(Dataset excerpt)

-- begin --

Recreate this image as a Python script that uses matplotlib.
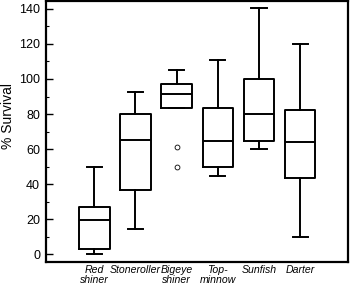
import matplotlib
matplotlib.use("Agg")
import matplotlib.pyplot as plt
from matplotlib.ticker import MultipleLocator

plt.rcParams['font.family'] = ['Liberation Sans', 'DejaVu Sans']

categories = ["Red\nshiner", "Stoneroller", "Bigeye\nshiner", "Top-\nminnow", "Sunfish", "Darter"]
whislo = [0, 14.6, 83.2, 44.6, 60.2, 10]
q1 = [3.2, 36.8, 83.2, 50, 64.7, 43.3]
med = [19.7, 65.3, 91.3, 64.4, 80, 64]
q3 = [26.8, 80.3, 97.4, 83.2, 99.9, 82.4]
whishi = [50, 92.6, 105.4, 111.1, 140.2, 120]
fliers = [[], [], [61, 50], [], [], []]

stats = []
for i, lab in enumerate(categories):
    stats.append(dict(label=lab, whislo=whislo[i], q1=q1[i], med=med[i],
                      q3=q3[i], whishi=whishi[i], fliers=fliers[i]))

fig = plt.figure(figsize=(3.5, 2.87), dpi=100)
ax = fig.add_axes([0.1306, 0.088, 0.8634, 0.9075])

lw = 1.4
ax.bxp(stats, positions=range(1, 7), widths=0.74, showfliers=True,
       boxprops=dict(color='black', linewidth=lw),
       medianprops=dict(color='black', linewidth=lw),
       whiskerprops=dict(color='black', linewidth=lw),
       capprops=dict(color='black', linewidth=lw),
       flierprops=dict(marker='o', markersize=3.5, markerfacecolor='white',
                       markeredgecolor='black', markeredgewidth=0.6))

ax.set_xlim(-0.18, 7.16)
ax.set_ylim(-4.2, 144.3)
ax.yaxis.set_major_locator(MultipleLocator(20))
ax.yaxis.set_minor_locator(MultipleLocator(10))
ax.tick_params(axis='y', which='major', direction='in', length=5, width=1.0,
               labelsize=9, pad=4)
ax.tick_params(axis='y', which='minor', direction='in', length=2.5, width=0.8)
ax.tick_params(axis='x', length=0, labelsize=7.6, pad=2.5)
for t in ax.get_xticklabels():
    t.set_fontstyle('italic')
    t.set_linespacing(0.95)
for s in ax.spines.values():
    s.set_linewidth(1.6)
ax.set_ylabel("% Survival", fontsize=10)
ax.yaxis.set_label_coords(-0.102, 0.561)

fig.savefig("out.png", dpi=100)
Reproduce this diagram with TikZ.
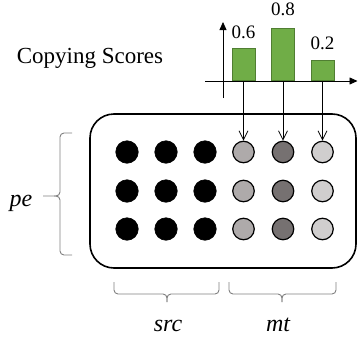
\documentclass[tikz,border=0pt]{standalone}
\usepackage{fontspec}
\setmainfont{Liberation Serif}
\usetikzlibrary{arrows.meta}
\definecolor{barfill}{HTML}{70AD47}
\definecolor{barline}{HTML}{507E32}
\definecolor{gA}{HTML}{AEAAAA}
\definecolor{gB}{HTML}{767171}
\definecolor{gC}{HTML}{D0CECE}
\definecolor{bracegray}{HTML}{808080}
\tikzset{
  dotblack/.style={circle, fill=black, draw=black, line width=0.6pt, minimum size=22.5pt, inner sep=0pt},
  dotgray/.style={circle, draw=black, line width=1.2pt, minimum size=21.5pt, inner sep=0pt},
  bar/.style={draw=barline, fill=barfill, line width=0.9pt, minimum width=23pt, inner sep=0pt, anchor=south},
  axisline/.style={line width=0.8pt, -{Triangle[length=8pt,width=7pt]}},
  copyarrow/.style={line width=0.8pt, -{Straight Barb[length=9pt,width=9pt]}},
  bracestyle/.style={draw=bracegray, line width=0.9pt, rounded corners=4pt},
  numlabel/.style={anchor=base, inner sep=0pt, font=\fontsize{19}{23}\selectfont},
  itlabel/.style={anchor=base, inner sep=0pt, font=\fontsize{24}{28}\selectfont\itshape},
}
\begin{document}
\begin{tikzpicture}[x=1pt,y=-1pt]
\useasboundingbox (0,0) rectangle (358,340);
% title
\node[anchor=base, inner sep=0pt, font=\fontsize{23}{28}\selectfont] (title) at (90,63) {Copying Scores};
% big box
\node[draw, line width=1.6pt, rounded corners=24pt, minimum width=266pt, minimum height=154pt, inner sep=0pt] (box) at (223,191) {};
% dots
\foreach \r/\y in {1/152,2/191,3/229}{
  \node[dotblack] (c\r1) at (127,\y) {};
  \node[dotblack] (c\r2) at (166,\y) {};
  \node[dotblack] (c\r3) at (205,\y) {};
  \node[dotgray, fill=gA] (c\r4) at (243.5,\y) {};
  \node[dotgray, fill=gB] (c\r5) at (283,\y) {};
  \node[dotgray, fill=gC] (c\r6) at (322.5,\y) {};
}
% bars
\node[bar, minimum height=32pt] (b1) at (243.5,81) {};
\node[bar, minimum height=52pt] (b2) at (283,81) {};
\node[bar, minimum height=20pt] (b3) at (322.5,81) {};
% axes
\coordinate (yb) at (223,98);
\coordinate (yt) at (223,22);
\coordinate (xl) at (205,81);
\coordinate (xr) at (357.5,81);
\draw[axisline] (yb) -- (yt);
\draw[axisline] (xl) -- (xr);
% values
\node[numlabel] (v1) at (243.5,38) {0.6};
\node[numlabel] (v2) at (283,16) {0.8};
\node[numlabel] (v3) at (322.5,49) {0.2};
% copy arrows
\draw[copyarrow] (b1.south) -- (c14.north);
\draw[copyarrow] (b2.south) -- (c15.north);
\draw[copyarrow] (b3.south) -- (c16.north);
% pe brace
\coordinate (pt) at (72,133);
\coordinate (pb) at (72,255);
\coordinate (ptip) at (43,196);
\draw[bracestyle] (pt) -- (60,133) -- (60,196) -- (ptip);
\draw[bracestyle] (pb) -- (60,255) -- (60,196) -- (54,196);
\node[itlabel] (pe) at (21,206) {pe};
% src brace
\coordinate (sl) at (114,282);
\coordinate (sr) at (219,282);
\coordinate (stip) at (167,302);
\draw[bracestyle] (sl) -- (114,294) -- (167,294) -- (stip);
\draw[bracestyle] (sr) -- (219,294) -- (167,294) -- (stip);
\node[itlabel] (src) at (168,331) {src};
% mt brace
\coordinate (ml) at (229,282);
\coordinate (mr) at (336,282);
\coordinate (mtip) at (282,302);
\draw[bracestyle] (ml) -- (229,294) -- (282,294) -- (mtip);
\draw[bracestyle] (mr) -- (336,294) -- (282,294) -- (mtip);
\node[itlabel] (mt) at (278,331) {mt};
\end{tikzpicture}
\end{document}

-- end --

Repeat the material above word for word and skip every image in it.

Recreate this image as a Python script that uses matplotlib.
import matplotlib
matplotlib.use("Agg")
import matplotlib.pyplot as plt
from matplotlib.ticker import MultipleLocator

plt.rcParams['font.family'] = ['Liberation Sans', 'DejaVu Sans']

categories = ["Red\nshiner", "Stoneroller", "Bigeye\nshiner", "Top-\nminnow", "Sunfish", "Darter"]
whislo = [0, 14.6, 83.2, 44.6, 60.2, 10]
q1 = [3.2, 36.8, 83.2, 50, 64.7, 43.3]
med = [19.7, 65.3, 91.3, 64.4, 80, 64]
q3 = [26.8, 80.3, 97.4, 83.2, 99.9, 82.4]
whishi = [50, 92.6, 105.4, 111.1, 140.2, 120]
fliers = [[], [], [61, 50], [], [], []]

stats = []
for i, lab in enumerate(categories):
    stats.append(dict(label=lab, whislo=whislo[i], q1=q1[i], med=med[i],
                      q3=q3[i], whishi=whishi[i], fliers=fliers[i]))

fig = plt.figure(figsize=(3.5, 2.87), dpi=100)
ax = fig.add_axes([0.1306, 0.088, 0.8634, 0.9075])

lw = 1.4
ax.bxp(stats, positions=range(1, 7), widths=0.74, showfliers=True,
       boxprops=dict(color='black', linewidth=lw),
       medianprops=dict(color='black', linewidth=lw),
       whiskerprops=dict(color='black', linewidth=lw),
       capprops=dict(color='black', linewidth=lw),
       flierprops=dict(marker='o', markersize=3.5, markerfacecolor='white',
                       markeredgecolor='black', markeredgewidth=0.6))

ax.set_xlim(-0.18, 7.16)
ax.set_ylim(-4.2, 144.3)
ax.yaxis.set_major_locator(MultipleLocator(20))
ax.yaxis.set_minor_locator(MultipleLocator(10))
ax.tick_params(axis='y', which='major', direction='in', length=5, width=1.0,
               labelsize=9, pad=4)
ax.tick_params(axis='y', which='minor', direction='in', length=2.5, width=0.8)
ax.tick_params(axis='x', length=0, labelsize=7.6, pad=2.5)
for t in ax.get_xticklabels():
    t.set_fontstyle('italic')
    t.set_linespacing(0.95)
for s in ax.spines.values():
    s.set_linewidth(1.6)
ax.set_ylabel("% Survival", fontsize=10)
ax.yaxis.set_label_coords(-0.102, 0.561)

fig.savefig("out.png", dpi=100)
Reproduce this diagram with TikZ.
\documentclass[tikz,border=0pt]{standalone}
\usepackage{fontspec}
\setmainfont{Liberation Serif}
\usetikzlibrary{arrows.meta}
\definecolor{barfill}{HTML}{70AD47}
\definecolor{barline}{HTML}{507E32}
\definecolor{gA}{HTML}{AEAAAA}
\definecolor{gB}{HTML}{767171}
\definecolor{gC}{HTML}{D0CECE}
\definecolor{bracegray}{HTML}{808080}
\tikzset{
  dotblack/.style={circle, fill=black, draw=black, line width=0.6pt, minimum size=22.5pt, inner sep=0pt},
  dotgray/.style={circle, draw=black, line width=1.2pt, minimum size=21.5pt, inner sep=0pt},
  bar/.style={draw=barline, fill=barfill, line width=0.9pt, minimum width=23pt, inner sep=0pt, anchor=south},
  axisline/.style={line width=0.8pt, -{Triangle[length=8pt,width=7pt]}},
  copyarrow/.style={line width=0.8pt, -{Straight Barb[length=9pt,width=9pt]}},
  bracestyle/.style={draw=bracegray, line width=0.9pt, rounded corners=4pt},
  numlabel/.style={anchor=base, inner sep=0pt, font=\fontsize{19}{23}\selectfont},
  itlabel/.style={anchor=base, inner sep=0pt, font=\fontsize{24}{28}\selectfont\itshape},
}
\begin{document}
\begin{tikzpicture}[x=1pt,y=-1pt]
\useasboundingbox (0,0) rectangle (358,340);
% title
\node[anchor=base, inner sep=0pt, font=\fontsize{23}{28}\selectfont] (title) at (90,63) {Copying Scores};
% big box
\node[draw, line width=1.6pt, rounded corners=24pt, minimum width=266pt, minimum height=154pt, inner sep=0pt] (box) at (223,191) {};
% dots
\foreach \r/\y in {1/152,2/191,3/229}{
  \node[dotblack] (c\r1) at (127,\y) {};
  \node[dotblack] (c\r2) at (166,\y) {};
  \node[dotblack] (c\r3) at (205,\y) {};
  \node[dotgray, fill=gA] (c\r4) at (243.5,\y) {};
  \node[dotgray, fill=gB] (c\r5) at (283,\y) {};
  \node[dotgray, fill=gC] (c\r6) at (322.5,\y) {};
}
% bars
\node[bar, minimum height=32pt] (b1) at (243.5,81) {};
\node[bar, minimum height=52pt] (b2) at (283,81) {};
\node[bar, minimum height=20pt] (b3) at (322.5,81) {};
% axes
\coordinate (yb) at (223,98);
\coordinate (yt) at (223,22);
\coordinate (xl) at (205,81);
\coordinate (xr) at (357.5,81);
\draw[axisline] (yb) -- (yt);
\draw[axisline] (xl) -- (xr);
% values
\node[numlabel] (v1) at (243.5,38) {0.6};
\node[numlabel] (v2) at (283,16) {0.8};
\node[numlabel] (v3) at (322.5,49) {0.2};
% copy arrows
\draw[copyarrow] (b1.south) -- (c14.north);
\draw[copyarrow] (b2.south) -- (c15.north);
\draw[copyarrow] (b3.south) -- (c16.north);
% pe brace
\coordinate (pt) at (72,133);
\coordinate (pb) at (72,255);
\coordinate (ptip) at (43,196);
\draw[bracestyle] (pt) -- (60,133) -- (60,196) -- (ptip);
\draw[bracestyle] (pb) -- (60,255) -- (60,196) -- (54,196);
\node[itlabel] (pe) at (21,206) {pe};
% src brace
\coordinate (sl) at (114,282);
\coordinate (sr) at (219,282);
\coordinate (stip) at (167,302);
\draw[bracestyle] (sl) -- (114,294) -- (167,294) -- (stip);
\draw[bracestyle] (sr) -- (219,294) -- (167,294) -- (stip);
\node[itlabel] (src) at (168,331) {src};
% mt brace
\coordinate (ml) at (229,282);
\coordinate (mr) at (336,282);
\coordinate (mtip) at (282,302);
\draw[bracestyle] (ml) -- (229,294) -- (282,294) -- (mtip);
\draw[bracestyle] (mr) -- (336,294) -- (282,294) -- (mtip);
\node[itlabel] (mt) at (278,331) {mt};
\end{tikzpicture}
\end{document}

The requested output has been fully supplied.